▶ **PROBLEM DESCRIPTION**
Where the string "this" occurs in the material below, report the whole line.
=======
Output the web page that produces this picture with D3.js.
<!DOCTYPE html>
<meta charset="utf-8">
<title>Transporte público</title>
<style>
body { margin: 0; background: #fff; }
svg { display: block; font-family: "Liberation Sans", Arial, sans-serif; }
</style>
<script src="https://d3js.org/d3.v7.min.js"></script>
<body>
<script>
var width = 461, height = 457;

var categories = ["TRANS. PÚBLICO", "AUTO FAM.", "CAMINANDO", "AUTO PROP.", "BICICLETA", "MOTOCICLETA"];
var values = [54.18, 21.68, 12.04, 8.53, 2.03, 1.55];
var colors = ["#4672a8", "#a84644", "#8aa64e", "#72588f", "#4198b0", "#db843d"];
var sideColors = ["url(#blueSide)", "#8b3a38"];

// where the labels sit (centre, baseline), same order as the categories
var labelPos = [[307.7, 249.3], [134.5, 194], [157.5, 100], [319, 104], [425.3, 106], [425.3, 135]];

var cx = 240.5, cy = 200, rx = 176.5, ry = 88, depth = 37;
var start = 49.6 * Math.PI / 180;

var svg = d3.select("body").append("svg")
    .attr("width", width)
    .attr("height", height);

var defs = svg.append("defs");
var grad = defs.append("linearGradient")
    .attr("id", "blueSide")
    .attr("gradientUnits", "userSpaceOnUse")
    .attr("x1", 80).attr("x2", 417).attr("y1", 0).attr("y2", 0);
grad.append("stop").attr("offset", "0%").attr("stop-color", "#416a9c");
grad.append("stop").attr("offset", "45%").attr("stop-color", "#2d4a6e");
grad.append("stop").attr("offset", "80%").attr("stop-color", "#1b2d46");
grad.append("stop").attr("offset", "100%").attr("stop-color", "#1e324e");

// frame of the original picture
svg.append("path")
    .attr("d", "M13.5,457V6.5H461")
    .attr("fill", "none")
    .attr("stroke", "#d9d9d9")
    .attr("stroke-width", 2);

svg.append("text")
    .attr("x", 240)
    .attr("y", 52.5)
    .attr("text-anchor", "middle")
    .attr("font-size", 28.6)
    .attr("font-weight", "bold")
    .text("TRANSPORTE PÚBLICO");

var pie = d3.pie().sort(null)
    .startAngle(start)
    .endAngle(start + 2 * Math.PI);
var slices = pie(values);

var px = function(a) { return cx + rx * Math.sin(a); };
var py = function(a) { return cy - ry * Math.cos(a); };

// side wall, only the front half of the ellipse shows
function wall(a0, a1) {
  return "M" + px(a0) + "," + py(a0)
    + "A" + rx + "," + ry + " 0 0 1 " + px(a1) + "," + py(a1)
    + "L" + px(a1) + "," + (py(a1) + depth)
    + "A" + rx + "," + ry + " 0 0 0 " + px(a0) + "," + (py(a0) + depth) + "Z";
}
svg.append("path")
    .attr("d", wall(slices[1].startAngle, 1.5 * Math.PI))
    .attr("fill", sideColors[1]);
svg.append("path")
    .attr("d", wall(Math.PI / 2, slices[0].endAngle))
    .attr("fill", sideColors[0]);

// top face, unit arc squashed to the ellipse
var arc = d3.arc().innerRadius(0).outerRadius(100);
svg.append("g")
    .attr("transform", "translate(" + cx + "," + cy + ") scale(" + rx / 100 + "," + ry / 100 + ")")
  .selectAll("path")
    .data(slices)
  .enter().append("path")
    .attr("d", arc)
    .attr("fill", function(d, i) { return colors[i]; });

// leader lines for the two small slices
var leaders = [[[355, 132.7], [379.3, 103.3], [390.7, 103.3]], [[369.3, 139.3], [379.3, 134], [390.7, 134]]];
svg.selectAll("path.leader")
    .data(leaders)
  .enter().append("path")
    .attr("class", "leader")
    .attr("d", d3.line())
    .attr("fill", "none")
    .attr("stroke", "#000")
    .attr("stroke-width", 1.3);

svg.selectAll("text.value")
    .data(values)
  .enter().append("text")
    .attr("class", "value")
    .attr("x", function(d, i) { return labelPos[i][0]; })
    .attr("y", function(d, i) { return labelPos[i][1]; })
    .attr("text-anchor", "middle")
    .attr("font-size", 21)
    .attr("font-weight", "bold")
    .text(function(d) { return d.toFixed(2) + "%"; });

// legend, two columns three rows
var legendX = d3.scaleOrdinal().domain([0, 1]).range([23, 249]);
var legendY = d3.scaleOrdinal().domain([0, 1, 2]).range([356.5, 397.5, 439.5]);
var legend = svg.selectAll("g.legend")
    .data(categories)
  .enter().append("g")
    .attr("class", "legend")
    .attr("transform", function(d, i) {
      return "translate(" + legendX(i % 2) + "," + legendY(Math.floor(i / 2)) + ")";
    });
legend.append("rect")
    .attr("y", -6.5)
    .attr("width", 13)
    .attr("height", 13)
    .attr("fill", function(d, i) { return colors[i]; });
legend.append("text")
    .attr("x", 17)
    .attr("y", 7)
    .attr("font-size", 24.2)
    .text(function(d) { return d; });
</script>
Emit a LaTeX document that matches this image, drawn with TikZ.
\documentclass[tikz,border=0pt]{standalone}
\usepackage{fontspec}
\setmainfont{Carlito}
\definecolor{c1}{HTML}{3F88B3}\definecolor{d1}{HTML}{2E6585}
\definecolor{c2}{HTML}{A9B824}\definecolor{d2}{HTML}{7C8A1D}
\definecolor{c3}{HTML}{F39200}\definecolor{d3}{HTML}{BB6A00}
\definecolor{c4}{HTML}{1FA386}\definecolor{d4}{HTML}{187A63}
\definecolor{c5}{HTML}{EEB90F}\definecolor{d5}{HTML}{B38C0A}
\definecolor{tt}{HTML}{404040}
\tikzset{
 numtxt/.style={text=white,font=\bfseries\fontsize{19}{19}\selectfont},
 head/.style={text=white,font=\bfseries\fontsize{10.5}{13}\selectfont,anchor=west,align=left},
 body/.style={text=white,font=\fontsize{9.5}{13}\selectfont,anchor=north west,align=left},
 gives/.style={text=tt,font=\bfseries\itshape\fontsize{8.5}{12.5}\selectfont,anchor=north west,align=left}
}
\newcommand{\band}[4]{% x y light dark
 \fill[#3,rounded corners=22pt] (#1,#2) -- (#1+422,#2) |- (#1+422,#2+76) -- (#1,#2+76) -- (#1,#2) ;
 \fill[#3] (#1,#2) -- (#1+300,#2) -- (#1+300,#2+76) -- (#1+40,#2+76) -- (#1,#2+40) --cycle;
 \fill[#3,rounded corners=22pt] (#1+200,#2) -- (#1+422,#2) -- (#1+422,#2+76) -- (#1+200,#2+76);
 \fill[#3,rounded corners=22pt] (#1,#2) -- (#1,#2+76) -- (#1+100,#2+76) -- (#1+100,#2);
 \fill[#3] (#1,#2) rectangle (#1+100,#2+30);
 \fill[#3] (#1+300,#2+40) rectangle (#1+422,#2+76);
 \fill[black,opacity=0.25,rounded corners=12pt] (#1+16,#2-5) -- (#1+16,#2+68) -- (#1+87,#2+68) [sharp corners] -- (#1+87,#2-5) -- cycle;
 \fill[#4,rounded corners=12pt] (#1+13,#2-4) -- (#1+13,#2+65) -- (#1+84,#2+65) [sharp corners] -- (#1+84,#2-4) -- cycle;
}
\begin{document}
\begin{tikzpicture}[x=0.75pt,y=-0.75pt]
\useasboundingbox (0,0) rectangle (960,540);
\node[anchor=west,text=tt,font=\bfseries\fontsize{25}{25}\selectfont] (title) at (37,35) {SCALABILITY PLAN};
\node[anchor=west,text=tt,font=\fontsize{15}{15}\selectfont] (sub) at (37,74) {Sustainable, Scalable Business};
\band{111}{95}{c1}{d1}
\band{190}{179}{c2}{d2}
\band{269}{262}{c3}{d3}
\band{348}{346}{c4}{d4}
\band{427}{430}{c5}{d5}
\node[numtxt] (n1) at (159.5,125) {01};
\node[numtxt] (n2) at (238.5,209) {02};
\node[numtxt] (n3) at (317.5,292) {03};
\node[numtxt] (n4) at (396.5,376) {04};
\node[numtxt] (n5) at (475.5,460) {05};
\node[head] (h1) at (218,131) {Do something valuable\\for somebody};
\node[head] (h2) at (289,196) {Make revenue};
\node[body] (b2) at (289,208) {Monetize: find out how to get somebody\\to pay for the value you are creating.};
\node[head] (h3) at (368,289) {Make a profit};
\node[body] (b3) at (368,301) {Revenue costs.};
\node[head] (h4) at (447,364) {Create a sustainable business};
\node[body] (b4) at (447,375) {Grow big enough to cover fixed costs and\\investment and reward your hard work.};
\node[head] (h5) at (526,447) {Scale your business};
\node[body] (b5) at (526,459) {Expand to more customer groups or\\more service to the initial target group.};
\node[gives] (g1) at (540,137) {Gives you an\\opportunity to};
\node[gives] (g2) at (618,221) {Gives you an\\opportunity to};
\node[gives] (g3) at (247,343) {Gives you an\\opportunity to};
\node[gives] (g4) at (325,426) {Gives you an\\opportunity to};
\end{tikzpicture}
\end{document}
=======
▶ **WRITTEN SOLUTION**
Output the web page that produces this picture with D3.js.
Emit a LaTeX document that matches this image, drawn with TikZ.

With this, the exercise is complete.